June 10, 2004 — Missouri Gov. Bob Holden signed legislation Monday that grants the public broad access to electronic records and “virtual” meetings, the first major improvements to the state’s Open Records and Meetings Law since 1998. However, the law also creates exemptions for information on first responders and on information concerning the infrastructure.
The law addresses changes that have occurred in communications technology over the past six years. It expands the definition of “public meetings” to include conference calls, video conference calls, Internet chat rooms and online message boards.
Missouri Press Association Director Doug Crews said some elected officials use the Internet to discuss and decide issues before ever debating them publicly. “That provision is an attempt to make sure there isn’t too much chatting going on behind the scenes by public officials,” said Crews, in a story in the Cape Girardeau Southeast Missourian .
Public boards must now give the public 24-hour notice of “public meetings” for electronic meetings, including detailed information about logging in and monitoring the discussions. The bill defines “public meeting” as any meeting by a majority of its members at which any public business is discussed, formulated or decided. The bill further requires public access to computer records and digitized government data, including e-mail messages sent among elected and appointed officials.
The new law lowers the burden of proof to sue over open record and open meeting violations, and broadens the definition of “public governmental bodies” required to release certain records.
Under the old law, a judge had to find by a preponderance of the evidence that a public body or its officer had “purposefully” violated the open record or open meeting law for plaintiffs to receive civil damages. Penalties were limited to $500, plus reasonable attorneys’ fees determined at the court’s discretion.
“People who have been accused of violating the Sunshine Law have been able to stand behind the excuse that they were ignorant of the law,” a privilege afforded to violators of no other state law, state Rep. Jack Goodman (R-Mount Vernon) told the Columbia Daily Tribune .

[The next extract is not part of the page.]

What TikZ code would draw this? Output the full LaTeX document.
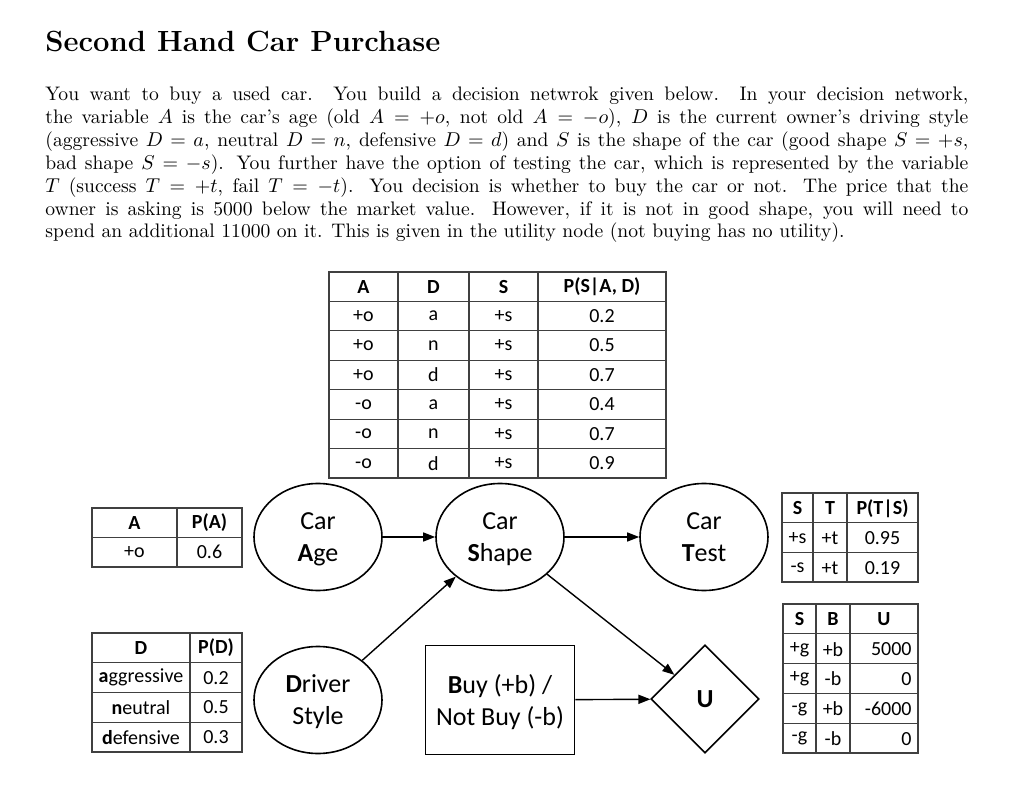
\documentclass[tikz,border=0pt]{standalone}
\usepackage{fontspec}
\usepackage{amsmath}
\usepackage{tikz}
\usetikzlibrary{shapes.geometric, arrows.meta, positioning}
\newfontfamily\calib{Carlito}
\tikzset{
  chance/.style={ellipse, draw, line width=0.8pt, minimum width=64pt,
    minimum height=53.5pt, inner sep=0pt, align=center, text depth=0pt,
    font=\calib\fontsize{13}{16}\selectfont},
  decision/.style={rectangle, draw, line width=0.8pt, minimum width=74.5pt,
    minimum height=54.5pt, inner sep=0pt, align=center, text depth=0pt,
    font=\calib\fontsize{13}{16}\selectfont},
  utility/.style={diamond, draw, line width=0.8pt, minimum width=54pt,
    minimum height=54pt, inner sep=0pt, font=\calib\bfseries\fontsize{13}{16}\selectfont},
  arrow/.style={-{Triangle[length=6pt, width=4.5pt]}, line width=0.7pt},
  grid/.style={line width=0.6pt, color=black!75},
  cell/.style={inner sep=0pt, font=\calib\fontsize{10}{12}\selectfont},
  hcell/.style={cell, font=\calib\bfseries\fontsize{10}{12}\selectfont}
}

\begin{document}
\begin{tikzpicture}[x=0.5pt, y=-0.5pt]
\useasboundingbox (0,0) rectangle (1024,792);

%--- TITLE AND TEXT ---
\node[anchor=base west, inner sep=0pt, font=\fontsize{14.6}{17}\selectfont\bfseries] (title) at (45,52) {Second Hand Car Purchase};
\node[anchor=north west, inner sep=0pt, text width=461.5pt, align=justify,
  font=\fontsize{9.8}{11.5}\selectfont\nonfrenchspacing] (txt) at (45,86) {%
You want to buy a used car.  You build a decision netwrok given below.  In your decision network,\linebreak
the variable $A$ is the car's age (old $A=+o$, not old $A=-o$), $D$ is the current owner's driving style\linebreak
(aggressive $D=a$, neutral $D=n$, defensive $D=d$) and $S$ is the shape of the car (good shape $S=+s$,\linebreak
bad shape $S=-s$).  You further have the option of testing the car, which is represented by the variable\linebreak
$T$ (success $T=+t$, fail $T=-t$).  You decision is whether to buy the car or not.  The price that the\linebreak
owner is asking is 5000 below the market value.  However, if it is not in good shape, you will need to\linebreak
spend an additional 11000 on it.  This is given in the utility node (not buying has no utility).};

%--- NETWORK ---
\node[chance] (age) at (318,537) {Car\\\textbf{A}ge};
\node[chance] (shape) at (500,537) {Car\\\textbf{S}hape};
\node[chance] (test) at (704,537) {Car\\\textbf{T}est};
\node[chance] (driver) at (318,700) {\textbf{D}river\\Style};
\node[decision] (buy) at (500,700) {\textbf{B}uy (+b) /\\Not Buy (-b)};
\node[utility] (util) at (705,699) {U};

\draw[arrow] (age) -- (shape);
\draw[arrow] (shape) -- (test);
\draw[arrow] (driver) -- (shape);
\draw[arrow] (shape) -- (util);
\draw[arrow] (buy) -- (util);

%--- P(S|A,D) ---
\draw[grid] (329,272) rectangle (666,478);
\foreach \x in {398,469,538} { \draw[grid] (\x,272) -- (\x,478); }
\foreach \i in {1,...,6} { \draw[grid] (329,272+\i*29.43) -- (666,272+\i*29.43); }
\foreach \t/\x [count=\c] in {A/363.5, D/433.5, S/503.5, {P(S|A, D)}/602} {
  \node[hcell] (sh-\c) at (\x,286.7) {\t};
}
\foreach \a/\d/\s/\p [count=\r] in {+o/a/+s/0.2, +o/n/+s/0.5, +o/d/+s/0.7,
    -o/a/+s/0.4, -o/n/+s/0.7, -o/d/+s/0.9} {
  \node[cell] (sa-\r) at (363.5,286.7+\r*29.43) {\a};
  \node[cell] (sd-\r) at (433.5,286.7+\r*29.43) {\d};
  \node[cell] (ss-\r) at (503.5,286.7+\r*29.43) {\s};
  \node[cell] (sp-\r) at (602,286.7+\r*29.43) {\p};
}

%--- P(A) ---
\draw[grid] (92,508) rectangle (242,567);
\draw[grid] (177,508) -- (177,567);
\draw[grid] (92,537.5) -- (242,537.5);
\node[hcell] (ah-1) at (134.5,522.7) {A};
\node[hcell] (ah-2) at (209.5,522.7) {P(A)};
\node[cell] (aa-1) at (134.5,552.2) {+o};
\node[cell] (ap-1) at (209.5,552.2) {0.6};

%--- P(D) ---
\draw[grid] (92,633) rectangle (242,752);
\draw[grid] (190,633) -- (190,752);
\foreach \i in {1,2,3} { \draw[grid] (92,633+\i*29.75) -- (242,633+\i*29.75); }
\node[hcell] (dh-1) at (141,647.9) {D};
\node[hcell] (dh-2) at (216,647.9) {P(D)};
\foreach \d/\p [count=\r] in {{\textbf{a}ggressive}/0.2, {\textbf{n}eutral}/0.5, {\textbf{d}efensive}/0.3} {
  \node[cell] (dd-\r) at (141,647.9+\r*29.75) {\d};
  \node[cell] (dp-\r) at (216,647.9+\r*29.75) {\p};
}

%--- P(T|S) ---
\draw[grid] (782,493) rectangle (918,582);
\foreach \x in {813,847} { \draw[grid] (\x,493) -- (\x,582); }
\foreach \i in {1,2} { \draw[grid] (782,493+\i*29.67) -- (918,493+\i*29.67); }
\foreach \t/\x [count=\c] in {S/797.5, T/830, {P(T|S)}/882.5} {
  \node[hcell] (th-\c) at (\x,508.5) {\t};
}
\foreach \s/\t/\p [count=\r] in {+s/+t/0.95, -s/+t/0.19} {
  \node[cell] (ts-\r) at (797.5,508.5+\r*29.67) {\s};
  \node[cell] (tt-\r) at (830,508.5+\r*29.67) {\t};
  \node[cell] (tp-\r) at (882.5,508.5+\r*29.67) {\p};
}

%--- U(S,B) ---
\draw[grid] (783,604) rectangle (918,753);
\foreach \x in {816,850} { \draw[grid] (\x,604) -- (\x,753); }
\foreach \i in {1,...,4} { \draw[grid] (783,604+\i*29.8) -- (918,604+\i*29.8); }
\foreach \t/\x [count=\c] in {S/799.5, B/833, U/884} {
  \node[hcell] (uh-\c) at (\x,619.5) {\t};
}
\foreach \s/\b/\u [count=\r] in {+g/+b/5000, +g/-b/0, -g/+b/-6000, -g/-b/0} {
  \node[cell] (us-\r) at (799.5,619.5+\r*29.8) {\s};
  \node[cell] (ub-\r) at (833,619.5+\r*29.8) {\b};
  \node[cell, anchor=east] (uu-\r) at (912,619.5+\r*29.8) {\u};
}
\end{tikzpicture}
\end{document}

In a revision of the standard, plaintiffs must now show a “knowing” violation to win a maximum fine of $1,000 and attorneys’ fees are granted under court discretion. Lawmakers did not define “knowing” as they struck a political compromise that avoids a “negligence” standard. for liability. Legislators passed “knowing” with an eye to defining it as a standard less than “purposeful,” but slightly higher than “negligence.” The new law provides that defendants may be fined up to $5,000 for a “purposeful” violation of the law, with a mandatory reimbursement of attorney’s fees.
Another provision arose out of a 1998 lawsuit filed by The Kansas City Star against the University of Missouri for refusing to release internal audits. In court, the university argued that only its board of curators, not the entire university staff, represented a public body. The court rejected that argument and the two parties eventually settled the case.
As a result, legislators updated the open records law to specifically connote the University of Missouri as a “public governmental body” subject to the Sunshine Law.
The new law creates exemptions from disclosure for operational policies developed by first responders — police, fire and ambulance personnel — and for information voluntarily submitted by non-public entities, such as private utility companies, to state or local governments about the security of the infrastructure.